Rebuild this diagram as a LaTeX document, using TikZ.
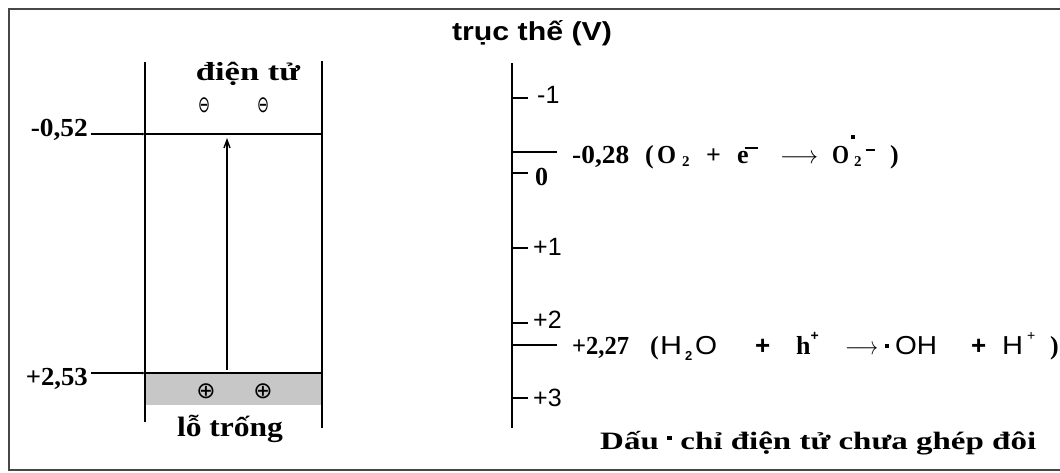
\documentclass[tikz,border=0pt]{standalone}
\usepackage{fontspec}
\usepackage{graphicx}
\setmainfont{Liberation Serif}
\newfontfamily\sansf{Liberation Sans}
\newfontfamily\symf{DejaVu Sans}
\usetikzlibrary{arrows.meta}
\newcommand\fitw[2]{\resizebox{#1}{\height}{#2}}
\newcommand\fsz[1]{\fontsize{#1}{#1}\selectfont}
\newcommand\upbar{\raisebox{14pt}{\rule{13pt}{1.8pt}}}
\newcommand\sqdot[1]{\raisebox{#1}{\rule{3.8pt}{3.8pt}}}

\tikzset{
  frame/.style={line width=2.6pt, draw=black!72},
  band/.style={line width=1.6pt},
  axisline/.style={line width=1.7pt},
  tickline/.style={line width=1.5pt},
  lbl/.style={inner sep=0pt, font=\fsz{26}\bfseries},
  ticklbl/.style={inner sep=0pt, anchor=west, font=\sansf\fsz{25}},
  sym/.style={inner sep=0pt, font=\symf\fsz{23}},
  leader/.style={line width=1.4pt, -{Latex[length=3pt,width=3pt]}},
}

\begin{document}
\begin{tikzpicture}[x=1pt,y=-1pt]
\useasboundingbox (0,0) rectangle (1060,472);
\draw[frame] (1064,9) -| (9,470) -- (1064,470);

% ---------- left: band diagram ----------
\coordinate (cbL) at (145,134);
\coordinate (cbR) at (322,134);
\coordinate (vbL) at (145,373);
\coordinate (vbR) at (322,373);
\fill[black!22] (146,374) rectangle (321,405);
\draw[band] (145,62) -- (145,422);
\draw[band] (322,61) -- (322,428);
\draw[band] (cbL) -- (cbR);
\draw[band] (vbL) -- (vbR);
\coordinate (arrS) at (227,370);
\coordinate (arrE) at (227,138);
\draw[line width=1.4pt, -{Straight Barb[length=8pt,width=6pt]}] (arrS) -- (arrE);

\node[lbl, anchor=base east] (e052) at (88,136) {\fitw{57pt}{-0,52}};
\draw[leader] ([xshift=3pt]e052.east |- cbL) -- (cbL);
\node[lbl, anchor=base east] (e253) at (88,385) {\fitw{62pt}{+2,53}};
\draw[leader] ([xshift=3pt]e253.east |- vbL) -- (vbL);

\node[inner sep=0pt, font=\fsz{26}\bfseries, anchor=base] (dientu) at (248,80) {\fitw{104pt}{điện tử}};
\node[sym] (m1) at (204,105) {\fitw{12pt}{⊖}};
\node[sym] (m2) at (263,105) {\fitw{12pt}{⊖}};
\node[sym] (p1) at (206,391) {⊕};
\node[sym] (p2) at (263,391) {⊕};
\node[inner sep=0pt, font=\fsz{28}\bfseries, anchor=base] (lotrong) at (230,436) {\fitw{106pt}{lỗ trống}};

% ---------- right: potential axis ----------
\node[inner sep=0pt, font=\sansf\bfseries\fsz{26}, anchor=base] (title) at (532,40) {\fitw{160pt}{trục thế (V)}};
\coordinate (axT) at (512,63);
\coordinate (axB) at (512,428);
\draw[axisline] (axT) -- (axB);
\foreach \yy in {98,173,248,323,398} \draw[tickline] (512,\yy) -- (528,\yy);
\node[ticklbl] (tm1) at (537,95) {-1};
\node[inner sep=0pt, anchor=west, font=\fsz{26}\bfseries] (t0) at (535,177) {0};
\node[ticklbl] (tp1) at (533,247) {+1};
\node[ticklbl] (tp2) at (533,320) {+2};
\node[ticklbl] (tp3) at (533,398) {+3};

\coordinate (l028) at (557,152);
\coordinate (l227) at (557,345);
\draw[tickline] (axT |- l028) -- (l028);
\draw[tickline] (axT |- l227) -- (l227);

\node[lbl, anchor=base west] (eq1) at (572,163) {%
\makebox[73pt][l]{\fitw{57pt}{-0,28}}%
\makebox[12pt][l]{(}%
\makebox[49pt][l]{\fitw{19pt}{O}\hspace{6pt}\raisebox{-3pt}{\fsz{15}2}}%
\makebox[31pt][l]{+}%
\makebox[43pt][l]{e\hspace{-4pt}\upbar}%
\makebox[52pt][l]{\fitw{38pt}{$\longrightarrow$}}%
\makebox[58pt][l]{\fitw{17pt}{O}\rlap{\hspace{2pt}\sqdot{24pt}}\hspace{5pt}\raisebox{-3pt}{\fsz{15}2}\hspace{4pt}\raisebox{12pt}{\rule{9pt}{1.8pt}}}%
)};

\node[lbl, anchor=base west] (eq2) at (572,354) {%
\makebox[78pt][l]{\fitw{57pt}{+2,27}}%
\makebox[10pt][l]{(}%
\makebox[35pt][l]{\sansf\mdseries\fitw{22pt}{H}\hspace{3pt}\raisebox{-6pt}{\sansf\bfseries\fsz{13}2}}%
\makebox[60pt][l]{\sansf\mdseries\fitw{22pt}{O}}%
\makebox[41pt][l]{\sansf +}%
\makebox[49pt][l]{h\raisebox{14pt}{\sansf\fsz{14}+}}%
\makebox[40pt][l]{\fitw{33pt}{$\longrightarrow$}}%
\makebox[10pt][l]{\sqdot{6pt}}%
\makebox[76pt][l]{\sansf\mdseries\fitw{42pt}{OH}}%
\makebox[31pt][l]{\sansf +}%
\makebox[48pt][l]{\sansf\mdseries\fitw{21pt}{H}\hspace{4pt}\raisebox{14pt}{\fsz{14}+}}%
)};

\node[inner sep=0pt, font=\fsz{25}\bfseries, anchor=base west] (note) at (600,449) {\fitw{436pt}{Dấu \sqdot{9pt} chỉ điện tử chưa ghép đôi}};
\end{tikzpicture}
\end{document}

☆ ☆ ☆

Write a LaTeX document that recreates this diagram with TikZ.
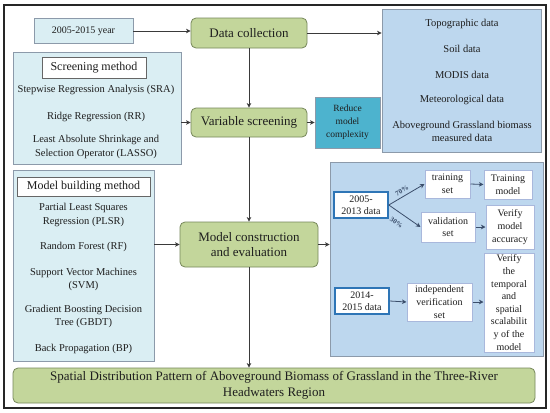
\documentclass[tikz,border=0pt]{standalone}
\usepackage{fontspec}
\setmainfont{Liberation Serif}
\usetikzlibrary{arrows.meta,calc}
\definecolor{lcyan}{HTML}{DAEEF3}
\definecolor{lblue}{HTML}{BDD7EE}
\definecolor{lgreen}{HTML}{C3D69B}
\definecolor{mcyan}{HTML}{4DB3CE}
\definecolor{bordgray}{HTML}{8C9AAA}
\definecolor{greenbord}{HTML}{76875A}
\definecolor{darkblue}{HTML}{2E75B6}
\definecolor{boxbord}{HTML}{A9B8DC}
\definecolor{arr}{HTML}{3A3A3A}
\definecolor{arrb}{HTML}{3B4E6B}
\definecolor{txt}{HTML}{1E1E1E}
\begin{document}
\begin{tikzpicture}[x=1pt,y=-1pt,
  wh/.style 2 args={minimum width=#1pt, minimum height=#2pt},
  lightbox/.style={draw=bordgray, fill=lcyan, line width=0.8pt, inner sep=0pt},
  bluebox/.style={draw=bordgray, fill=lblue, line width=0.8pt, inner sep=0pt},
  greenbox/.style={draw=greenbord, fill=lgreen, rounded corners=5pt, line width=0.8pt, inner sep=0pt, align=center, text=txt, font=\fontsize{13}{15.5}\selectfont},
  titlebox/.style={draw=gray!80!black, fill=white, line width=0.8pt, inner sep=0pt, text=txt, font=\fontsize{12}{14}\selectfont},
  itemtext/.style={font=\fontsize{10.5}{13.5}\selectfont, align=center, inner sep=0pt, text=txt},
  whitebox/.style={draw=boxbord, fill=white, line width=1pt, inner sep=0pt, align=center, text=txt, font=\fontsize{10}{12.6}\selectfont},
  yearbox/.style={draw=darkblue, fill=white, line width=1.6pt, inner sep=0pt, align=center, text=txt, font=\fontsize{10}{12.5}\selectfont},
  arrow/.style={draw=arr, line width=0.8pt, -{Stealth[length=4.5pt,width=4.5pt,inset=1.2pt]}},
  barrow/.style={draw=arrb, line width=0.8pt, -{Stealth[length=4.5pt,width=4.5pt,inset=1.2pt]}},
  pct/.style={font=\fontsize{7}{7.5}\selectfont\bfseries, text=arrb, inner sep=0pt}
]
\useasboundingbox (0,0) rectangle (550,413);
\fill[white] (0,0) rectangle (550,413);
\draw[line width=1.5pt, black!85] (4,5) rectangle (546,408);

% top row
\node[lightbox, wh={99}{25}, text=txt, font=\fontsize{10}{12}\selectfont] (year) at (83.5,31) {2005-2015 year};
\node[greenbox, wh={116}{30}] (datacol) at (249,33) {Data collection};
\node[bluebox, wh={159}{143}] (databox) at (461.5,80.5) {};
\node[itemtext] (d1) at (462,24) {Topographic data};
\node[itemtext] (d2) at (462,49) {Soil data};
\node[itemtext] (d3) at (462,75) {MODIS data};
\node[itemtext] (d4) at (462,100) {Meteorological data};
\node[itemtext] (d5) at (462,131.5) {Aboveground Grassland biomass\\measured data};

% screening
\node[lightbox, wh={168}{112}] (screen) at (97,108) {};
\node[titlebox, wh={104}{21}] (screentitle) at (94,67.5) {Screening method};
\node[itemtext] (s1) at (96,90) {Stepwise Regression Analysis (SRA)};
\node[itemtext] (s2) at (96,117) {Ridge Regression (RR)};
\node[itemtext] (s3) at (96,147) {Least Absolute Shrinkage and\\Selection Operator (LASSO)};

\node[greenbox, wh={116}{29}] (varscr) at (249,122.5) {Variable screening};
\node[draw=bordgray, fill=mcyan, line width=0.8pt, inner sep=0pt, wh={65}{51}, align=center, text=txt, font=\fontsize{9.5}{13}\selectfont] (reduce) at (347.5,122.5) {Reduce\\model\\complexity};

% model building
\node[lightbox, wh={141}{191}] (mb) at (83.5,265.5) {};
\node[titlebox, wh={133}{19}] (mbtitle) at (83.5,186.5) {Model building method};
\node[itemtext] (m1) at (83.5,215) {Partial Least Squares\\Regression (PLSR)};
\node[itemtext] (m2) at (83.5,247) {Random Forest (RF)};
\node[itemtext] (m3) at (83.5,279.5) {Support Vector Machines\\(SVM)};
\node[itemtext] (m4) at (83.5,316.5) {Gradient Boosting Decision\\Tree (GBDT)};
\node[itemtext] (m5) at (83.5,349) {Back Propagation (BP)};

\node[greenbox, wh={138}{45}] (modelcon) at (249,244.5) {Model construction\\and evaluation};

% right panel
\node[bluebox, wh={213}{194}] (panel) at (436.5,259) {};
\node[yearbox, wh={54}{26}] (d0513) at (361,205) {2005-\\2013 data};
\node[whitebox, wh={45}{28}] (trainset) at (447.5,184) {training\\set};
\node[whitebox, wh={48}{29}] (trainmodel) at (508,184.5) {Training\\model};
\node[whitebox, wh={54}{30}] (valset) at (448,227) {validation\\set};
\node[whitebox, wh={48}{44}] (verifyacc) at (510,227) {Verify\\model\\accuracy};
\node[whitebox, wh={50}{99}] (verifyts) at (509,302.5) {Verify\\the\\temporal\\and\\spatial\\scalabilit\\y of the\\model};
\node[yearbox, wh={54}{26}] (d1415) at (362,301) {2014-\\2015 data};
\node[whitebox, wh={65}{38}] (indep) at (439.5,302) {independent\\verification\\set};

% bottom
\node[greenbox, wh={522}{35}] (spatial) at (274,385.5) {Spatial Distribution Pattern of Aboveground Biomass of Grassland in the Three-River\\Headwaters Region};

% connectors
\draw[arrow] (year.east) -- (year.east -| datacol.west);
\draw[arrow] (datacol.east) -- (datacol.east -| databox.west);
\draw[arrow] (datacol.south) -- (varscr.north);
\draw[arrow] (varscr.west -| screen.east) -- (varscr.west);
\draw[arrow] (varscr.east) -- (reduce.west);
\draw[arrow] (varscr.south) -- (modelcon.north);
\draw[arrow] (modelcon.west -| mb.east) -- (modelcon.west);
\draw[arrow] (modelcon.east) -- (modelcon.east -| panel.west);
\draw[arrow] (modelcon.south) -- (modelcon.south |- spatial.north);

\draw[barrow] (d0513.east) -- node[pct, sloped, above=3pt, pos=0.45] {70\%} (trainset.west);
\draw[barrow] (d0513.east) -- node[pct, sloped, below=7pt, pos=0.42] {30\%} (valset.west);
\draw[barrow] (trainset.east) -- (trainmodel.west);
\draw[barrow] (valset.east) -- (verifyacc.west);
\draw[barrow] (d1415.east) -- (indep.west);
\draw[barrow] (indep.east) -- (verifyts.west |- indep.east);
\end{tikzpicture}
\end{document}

☆ ☆ ☆

■ **TO DO**
Both the line containing "Rebuild this diagram" and the line containing "(9,470) -- (1064,470);" belong in the copy, along with every line between them. Reproduce that stretch exactly, without the pictures.

■ **ANSWER FOR THIS EXERCISE**
Rebuild this diagram as a LaTeX document, using TikZ.
\documentclass[tikz,border=0pt]{standalone}
\usepackage{fontspec}
\usepackage{graphicx}
\setmainfont{Liberation Serif}
\newfontfamily\sansf{Liberation Sans}
\newfontfamily\symf{DejaVu Sans}
\usetikzlibrary{arrows.meta}
\newcommand\fitw[2]{\resizebox{#1}{\height}{#2}}
\newcommand\fsz[1]{\fontsize{#1}{#1}\selectfont}
\newcommand\upbar{\raisebox{14pt}{\rule{13pt}{1.8pt}}}
\newcommand\sqdot[1]{\raisebox{#1}{\rule{3.8pt}{3.8pt}}}

\tikzset{
  frame/.style={line width=2.6pt, draw=black!72},
  band/.style={line width=1.6pt},
  axisline/.style={line width=1.7pt},
  tickline/.style={line width=1.5pt},
  lbl/.style={inner sep=0pt, font=\fsz{26}\bfseries},
  ticklbl/.style={inner sep=0pt, anchor=west, font=\sansf\fsz{25}},
  sym/.style={inner sep=0pt, font=\symf\fsz{23}},
  leader/.style={line width=1.4pt, -{Latex[length=3pt,width=3pt]}},
}

\begin{document}
\begin{tikzpicture}[x=1pt,y=-1pt]
\useasboundingbox (0,0) rectangle (1060,472);
\draw[frame] (1064,9) -| (9,470) -- (1064,470);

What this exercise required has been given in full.